**The problem**.
How does the data below read from its first line through the line containing "plt.rcParams['text.hinting'] = 'no_hinting'"? Print those lines exactly.

**Entries**.
※

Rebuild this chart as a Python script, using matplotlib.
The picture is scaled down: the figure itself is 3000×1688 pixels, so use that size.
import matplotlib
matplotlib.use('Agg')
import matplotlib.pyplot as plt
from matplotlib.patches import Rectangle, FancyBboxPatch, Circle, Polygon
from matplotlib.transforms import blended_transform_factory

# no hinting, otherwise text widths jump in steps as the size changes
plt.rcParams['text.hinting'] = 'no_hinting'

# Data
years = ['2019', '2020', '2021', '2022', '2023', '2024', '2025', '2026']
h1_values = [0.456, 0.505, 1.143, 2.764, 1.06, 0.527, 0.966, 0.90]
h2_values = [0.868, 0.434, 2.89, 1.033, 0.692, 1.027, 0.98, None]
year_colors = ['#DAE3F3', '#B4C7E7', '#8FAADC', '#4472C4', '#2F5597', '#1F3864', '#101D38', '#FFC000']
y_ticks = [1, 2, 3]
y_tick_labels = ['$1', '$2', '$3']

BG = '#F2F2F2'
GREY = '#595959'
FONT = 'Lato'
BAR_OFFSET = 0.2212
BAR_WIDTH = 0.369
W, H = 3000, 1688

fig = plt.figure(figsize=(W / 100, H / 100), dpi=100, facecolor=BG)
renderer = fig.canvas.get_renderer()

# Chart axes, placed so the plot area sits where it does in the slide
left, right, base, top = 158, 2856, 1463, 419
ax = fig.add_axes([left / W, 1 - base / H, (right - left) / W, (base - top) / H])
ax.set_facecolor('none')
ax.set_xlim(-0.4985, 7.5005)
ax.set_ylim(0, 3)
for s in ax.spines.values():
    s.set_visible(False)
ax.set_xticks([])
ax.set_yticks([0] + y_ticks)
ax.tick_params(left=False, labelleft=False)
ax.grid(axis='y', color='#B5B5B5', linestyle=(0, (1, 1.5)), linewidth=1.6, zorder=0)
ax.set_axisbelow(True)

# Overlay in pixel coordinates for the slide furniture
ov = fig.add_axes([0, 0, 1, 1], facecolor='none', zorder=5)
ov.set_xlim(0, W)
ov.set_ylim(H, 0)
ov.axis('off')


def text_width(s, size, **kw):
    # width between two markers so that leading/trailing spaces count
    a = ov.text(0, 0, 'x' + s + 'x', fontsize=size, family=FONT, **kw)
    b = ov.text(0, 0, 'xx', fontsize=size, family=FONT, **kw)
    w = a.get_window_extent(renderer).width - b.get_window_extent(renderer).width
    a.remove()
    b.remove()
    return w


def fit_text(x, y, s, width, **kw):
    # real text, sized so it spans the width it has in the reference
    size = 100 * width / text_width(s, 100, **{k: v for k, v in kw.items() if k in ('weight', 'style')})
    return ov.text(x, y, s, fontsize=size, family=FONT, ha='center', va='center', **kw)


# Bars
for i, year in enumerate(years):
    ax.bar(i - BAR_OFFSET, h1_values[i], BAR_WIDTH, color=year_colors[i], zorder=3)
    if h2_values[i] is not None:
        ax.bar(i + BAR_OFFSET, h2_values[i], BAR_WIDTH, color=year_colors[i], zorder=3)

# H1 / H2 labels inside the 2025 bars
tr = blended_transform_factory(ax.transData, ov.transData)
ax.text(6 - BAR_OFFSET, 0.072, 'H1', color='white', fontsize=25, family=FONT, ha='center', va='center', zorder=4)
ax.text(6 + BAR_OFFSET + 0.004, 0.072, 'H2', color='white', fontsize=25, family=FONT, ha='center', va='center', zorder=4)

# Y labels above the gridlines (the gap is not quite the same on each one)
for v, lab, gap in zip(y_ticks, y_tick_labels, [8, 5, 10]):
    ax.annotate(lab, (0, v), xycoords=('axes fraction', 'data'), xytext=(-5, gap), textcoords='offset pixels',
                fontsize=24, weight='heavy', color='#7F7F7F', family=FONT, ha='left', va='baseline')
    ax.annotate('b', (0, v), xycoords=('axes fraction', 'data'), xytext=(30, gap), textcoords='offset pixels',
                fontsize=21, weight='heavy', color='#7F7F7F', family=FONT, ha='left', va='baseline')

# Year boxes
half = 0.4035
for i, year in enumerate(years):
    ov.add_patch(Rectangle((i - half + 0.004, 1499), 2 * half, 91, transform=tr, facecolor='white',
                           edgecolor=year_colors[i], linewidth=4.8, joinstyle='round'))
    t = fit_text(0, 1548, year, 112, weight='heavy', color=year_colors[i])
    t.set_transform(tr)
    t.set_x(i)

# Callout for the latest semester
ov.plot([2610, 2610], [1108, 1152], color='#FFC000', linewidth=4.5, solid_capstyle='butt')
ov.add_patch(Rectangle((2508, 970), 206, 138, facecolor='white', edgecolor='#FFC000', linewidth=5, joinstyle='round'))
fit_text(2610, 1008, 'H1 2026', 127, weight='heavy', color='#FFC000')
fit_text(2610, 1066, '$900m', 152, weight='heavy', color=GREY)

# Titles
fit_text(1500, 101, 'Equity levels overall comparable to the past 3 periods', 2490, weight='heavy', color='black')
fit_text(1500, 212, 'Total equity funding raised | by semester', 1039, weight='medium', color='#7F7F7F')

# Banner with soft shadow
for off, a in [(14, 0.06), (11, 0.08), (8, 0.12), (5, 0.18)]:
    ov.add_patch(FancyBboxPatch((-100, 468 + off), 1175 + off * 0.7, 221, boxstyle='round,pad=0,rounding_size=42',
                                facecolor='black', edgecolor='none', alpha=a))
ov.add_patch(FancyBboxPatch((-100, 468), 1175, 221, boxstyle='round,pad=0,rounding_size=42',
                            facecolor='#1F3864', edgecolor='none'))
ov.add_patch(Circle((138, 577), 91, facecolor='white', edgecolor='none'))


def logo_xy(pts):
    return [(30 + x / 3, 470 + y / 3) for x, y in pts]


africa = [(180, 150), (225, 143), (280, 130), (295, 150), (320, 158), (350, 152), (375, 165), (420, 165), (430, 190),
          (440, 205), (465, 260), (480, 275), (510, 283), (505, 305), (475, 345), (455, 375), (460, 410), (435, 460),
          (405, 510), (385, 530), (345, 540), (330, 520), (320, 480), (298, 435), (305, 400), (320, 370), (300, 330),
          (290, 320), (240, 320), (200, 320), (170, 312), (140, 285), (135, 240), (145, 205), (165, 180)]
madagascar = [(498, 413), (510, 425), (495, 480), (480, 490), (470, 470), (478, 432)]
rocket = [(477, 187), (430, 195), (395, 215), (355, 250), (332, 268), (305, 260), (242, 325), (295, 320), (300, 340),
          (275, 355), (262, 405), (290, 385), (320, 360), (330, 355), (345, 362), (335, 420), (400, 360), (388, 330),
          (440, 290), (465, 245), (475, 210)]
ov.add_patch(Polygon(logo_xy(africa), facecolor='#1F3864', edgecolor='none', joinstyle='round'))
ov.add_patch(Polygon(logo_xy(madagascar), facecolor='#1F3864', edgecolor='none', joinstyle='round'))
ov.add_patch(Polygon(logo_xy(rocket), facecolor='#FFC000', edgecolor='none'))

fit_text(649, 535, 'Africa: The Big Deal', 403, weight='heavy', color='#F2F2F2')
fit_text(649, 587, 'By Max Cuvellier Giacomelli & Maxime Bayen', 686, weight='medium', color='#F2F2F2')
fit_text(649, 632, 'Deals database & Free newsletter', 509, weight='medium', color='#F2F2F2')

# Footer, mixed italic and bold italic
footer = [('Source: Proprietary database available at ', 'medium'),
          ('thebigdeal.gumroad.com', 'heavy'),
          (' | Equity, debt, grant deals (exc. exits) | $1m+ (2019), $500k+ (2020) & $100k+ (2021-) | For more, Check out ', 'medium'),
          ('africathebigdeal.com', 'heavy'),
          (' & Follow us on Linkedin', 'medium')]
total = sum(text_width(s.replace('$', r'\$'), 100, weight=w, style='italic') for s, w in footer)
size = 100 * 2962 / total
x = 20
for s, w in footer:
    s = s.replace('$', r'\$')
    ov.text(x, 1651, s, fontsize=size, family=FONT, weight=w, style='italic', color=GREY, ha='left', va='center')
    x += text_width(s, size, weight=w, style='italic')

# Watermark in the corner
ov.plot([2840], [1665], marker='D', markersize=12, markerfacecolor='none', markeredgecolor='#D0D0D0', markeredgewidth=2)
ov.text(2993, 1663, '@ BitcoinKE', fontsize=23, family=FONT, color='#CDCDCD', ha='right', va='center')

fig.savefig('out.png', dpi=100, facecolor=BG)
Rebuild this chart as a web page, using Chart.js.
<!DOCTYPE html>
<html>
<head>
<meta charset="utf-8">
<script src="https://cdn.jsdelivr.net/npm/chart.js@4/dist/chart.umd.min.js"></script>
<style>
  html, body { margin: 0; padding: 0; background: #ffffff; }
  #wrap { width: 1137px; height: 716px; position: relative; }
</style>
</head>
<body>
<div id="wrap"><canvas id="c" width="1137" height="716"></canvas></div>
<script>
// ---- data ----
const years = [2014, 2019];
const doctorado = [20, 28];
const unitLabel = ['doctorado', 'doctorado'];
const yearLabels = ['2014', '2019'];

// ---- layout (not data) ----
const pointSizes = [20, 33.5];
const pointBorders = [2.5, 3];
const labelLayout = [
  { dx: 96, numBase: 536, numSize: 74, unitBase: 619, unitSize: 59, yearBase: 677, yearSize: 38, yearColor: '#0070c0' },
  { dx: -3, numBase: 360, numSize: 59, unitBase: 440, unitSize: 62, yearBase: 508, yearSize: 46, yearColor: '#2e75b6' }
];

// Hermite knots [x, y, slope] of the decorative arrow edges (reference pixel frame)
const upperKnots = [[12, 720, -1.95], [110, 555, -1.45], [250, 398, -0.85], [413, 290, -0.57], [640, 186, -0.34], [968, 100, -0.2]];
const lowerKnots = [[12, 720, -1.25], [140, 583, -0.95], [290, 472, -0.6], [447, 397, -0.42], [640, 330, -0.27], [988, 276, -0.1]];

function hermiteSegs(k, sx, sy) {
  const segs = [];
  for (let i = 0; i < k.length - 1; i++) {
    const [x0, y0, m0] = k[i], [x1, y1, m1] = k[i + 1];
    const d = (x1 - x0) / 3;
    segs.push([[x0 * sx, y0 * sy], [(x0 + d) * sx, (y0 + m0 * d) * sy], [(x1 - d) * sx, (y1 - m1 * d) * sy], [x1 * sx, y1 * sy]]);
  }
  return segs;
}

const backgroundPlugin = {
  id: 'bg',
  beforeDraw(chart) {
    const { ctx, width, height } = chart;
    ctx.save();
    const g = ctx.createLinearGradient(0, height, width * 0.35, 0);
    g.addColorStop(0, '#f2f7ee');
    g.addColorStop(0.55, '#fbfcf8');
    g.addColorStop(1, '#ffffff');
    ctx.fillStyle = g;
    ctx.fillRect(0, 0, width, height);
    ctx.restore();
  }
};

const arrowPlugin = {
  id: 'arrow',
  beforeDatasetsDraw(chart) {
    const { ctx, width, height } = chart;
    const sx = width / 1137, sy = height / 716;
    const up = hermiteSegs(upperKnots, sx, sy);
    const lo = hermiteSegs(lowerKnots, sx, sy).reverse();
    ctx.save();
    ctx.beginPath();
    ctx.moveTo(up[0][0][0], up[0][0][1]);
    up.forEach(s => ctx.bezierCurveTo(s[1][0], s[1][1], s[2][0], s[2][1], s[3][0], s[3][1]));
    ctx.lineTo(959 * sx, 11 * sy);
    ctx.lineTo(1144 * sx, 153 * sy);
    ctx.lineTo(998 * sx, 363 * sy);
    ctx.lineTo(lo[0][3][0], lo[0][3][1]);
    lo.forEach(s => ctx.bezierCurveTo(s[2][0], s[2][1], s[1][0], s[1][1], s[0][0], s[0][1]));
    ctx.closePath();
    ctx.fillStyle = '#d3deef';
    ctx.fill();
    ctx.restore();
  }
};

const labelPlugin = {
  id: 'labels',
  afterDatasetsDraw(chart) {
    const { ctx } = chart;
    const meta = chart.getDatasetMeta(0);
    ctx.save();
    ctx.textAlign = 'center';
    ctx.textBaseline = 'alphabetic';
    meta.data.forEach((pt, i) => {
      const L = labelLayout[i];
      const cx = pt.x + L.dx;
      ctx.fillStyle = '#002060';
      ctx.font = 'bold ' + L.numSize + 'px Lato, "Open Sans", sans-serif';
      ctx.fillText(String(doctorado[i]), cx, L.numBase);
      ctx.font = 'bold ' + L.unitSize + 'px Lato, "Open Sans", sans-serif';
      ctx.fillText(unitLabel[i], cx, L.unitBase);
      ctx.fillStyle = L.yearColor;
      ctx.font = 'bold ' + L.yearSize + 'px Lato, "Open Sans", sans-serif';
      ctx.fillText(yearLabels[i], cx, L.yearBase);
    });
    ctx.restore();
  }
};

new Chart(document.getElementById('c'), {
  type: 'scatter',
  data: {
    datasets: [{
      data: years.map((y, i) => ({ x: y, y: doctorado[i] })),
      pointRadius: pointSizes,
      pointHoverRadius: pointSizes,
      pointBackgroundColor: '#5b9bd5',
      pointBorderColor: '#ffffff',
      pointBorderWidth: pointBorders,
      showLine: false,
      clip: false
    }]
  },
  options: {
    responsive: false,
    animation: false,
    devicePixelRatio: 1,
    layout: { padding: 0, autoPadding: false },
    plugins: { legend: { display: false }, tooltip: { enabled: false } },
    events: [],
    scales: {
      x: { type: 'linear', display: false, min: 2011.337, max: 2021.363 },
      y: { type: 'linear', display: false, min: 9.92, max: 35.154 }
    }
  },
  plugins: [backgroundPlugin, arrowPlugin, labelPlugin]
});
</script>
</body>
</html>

※

**Answer to this problem**.
Rebuild this chart as a Python script, using matplotlib.
The picture is scaled down: the figure itself is 3000×1688 pixels, so use that size.
import matplotlib
matplotlib.use('Agg')
import matplotlib.pyplot as plt
from matplotlib.patches import Rectangle, FancyBboxPatch, Circle, Polygon
from matplotlib.transforms import blended_transform_factory

# no hinting, otherwise text widths jump in steps as the size changes
plt.rcParams['text.hinting'] = 'no_hinting'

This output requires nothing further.